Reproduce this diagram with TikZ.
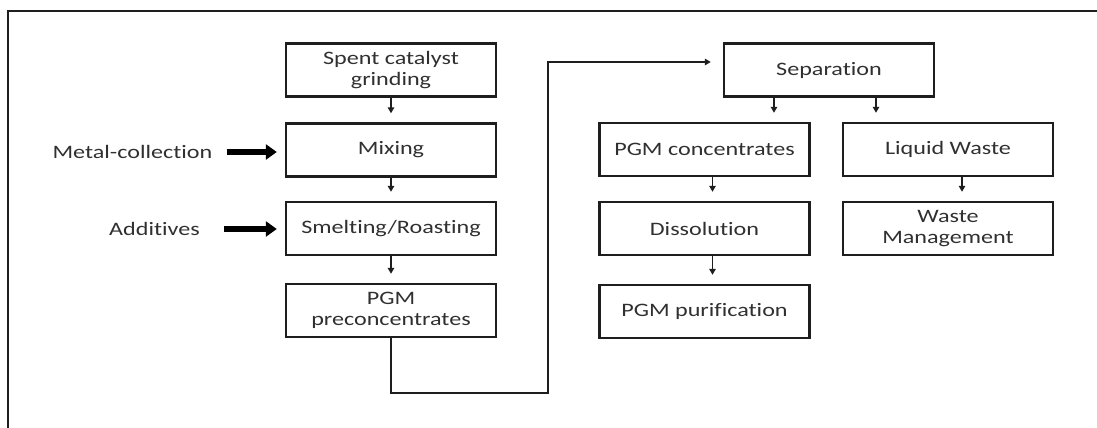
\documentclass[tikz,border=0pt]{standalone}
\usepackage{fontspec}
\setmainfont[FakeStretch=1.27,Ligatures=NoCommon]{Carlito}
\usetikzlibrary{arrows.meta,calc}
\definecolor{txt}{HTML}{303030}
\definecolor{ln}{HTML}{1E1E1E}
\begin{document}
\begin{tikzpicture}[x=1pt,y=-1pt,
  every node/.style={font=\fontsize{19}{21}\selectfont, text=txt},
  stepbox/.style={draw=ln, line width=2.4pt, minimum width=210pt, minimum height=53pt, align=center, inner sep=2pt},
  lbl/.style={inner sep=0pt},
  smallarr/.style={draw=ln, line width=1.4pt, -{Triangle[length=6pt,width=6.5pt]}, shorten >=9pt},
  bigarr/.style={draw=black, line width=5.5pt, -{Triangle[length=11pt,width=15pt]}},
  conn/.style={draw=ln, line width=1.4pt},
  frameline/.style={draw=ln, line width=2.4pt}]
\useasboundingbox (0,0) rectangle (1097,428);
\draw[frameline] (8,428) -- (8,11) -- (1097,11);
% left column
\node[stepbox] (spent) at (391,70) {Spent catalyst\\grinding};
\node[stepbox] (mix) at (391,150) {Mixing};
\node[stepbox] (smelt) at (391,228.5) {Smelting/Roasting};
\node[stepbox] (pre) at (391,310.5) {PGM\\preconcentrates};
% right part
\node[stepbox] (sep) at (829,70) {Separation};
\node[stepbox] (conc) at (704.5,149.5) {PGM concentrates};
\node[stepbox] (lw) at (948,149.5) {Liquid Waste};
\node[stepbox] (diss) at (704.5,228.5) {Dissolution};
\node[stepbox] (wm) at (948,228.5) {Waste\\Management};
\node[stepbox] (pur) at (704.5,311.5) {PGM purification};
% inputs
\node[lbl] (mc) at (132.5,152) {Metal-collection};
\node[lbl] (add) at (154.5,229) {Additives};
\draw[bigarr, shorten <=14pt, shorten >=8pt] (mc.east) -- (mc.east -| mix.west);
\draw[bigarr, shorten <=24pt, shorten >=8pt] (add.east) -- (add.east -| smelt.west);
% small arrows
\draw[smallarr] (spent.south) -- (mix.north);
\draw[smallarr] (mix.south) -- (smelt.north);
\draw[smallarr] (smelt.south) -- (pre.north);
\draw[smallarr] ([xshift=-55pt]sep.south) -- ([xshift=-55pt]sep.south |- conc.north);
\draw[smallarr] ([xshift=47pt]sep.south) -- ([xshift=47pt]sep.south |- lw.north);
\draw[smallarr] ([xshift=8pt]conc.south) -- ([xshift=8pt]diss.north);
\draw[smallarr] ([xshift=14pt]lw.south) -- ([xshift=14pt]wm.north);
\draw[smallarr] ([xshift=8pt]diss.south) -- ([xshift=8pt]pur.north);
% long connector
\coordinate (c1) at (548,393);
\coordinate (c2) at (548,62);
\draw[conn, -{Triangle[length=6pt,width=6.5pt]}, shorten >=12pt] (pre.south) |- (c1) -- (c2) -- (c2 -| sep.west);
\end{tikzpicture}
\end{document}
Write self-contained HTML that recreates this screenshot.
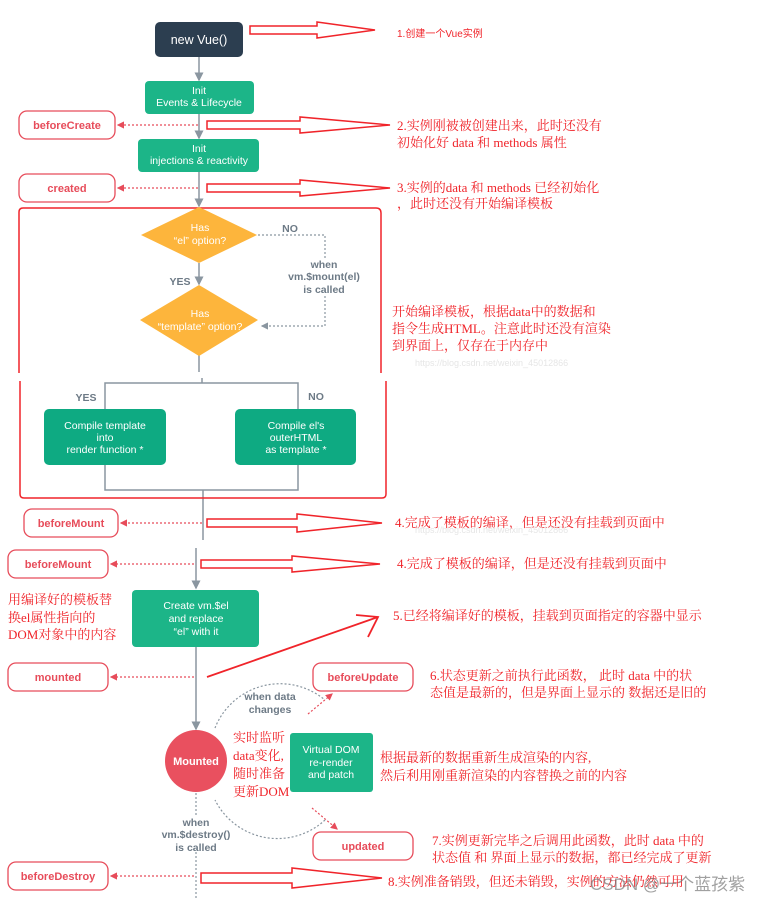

WRITTEN EXERCISE. Reproduce the material above verbatim; omit every picture.

TASK OUTPUT.
Reproduce this diagram with TikZ.
\documentclass[tikz,border=0pt]{standalone}
\usepackage{fontspec}
\setmainfont[FakeStretch=1.27,Ligatures=NoCommon]{Carlito}
\usetikzlibrary{arrows.meta,calc}
\definecolor{txt}{HTML}{303030}
\definecolor{ln}{HTML}{1E1E1E}
\begin{document}
\begin{tikzpicture}[x=1pt,y=-1pt,
  every node/.style={font=\fontsize{19}{21}\selectfont, text=txt},
  stepbox/.style={draw=ln, line width=2.4pt, minimum width=210pt, minimum height=53pt, align=center, inner sep=2pt},
  lbl/.style={inner sep=0pt},
  smallarr/.style={draw=ln, line width=1.4pt, -{Triangle[length=6pt,width=6.5pt]}, shorten >=9pt},
  bigarr/.style={draw=black, line width=5.5pt, -{Triangle[length=11pt,width=15pt]}},
  conn/.style={draw=ln, line width=1.4pt},
  frameline/.style={draw=ln, line width=2.4pt}]
\useasboundingbox (0,0) rectangle (1097,428);
\draw[frameline] (8,428) -- (8,11) -- (1097,11);
% left column
\node[stepbox] (spent) at (391,70) {Spent catalyst\\grinding};
\node[stepbox] (mix) at (391,150) {Mixing};
\node[stepbox] (smelt) at (391,228.5) {Smelting/Roasting};
\node[stepbox] (pre) at (391,310.5) {PGM\\preconcentrates};
% right part
\node[stepbox] (sep) at (829,70) {Separation};
\node[stepbox] (conc) at (704.5,149.5) {PGM concentrates};
\node[stepbox] (lw) at (948,149.5) {Liquid Waste};
\node[stepbox] (diss) at (704.5,228.5) {Dissolution};
\node[stepbox] (wm) at (948,228.5) {Waste\\Management};
\node[stepbox] (pur) at (704.5,311.5) {PGM purification};
% inputs
\node[lbl] (mc) at (132.5,152) {Metal-collection};
\node[lbl] (add) at (154.5,229) {Additives};
\draw[bigarr, shorten <=14pt, shorten >=8pt] (mc.east) -- (mc.east -| mix.west);
\draw[bigarr, shorten <=24pt, shorten >=8pt] (add.east) -- (add.east -| smelt.west);
% small arrows
\draw[smallarr] (spent.south) -- (mix.north);
\draw[smallarr] (mix.south) -- (smelt.north);
\draw[smallarr] (smelt.south) -- (pre.north);
\draw[smallarr] ([xshift=-55pt]sep.south) -- ([xshift=-55pt]sep.south |- conc.north);
\draw[smallarr] ([xshift=47pt]sep.south) -- ([xshift=47pt]sep.south |- lw.north);
\draw[smallarr] ([xshift=8pt]conc.south) -- ([xshift=8pt]diss.north);
\draw[smallarr] ([xshift=14pt]lw.south) -- ([xshift=14pt]wm.north);
\draw[smallarr] ([xshift=8pt]diss.south) -- ([xshift=8pt]pur.north);
% long connector
\coordinate (c1) at (548,393);
\coordinate (c2) at (548,62);
\draw[conn, -{Triangle[length=6pt,width=6.5pt]}, shorten >=12pt] (pre.south) |- (c1) -- (c2) -- (c2 -| sep.west);
\end{tikzpicture}
\end{document}
Write self-contained HTML that recreates this screenshot.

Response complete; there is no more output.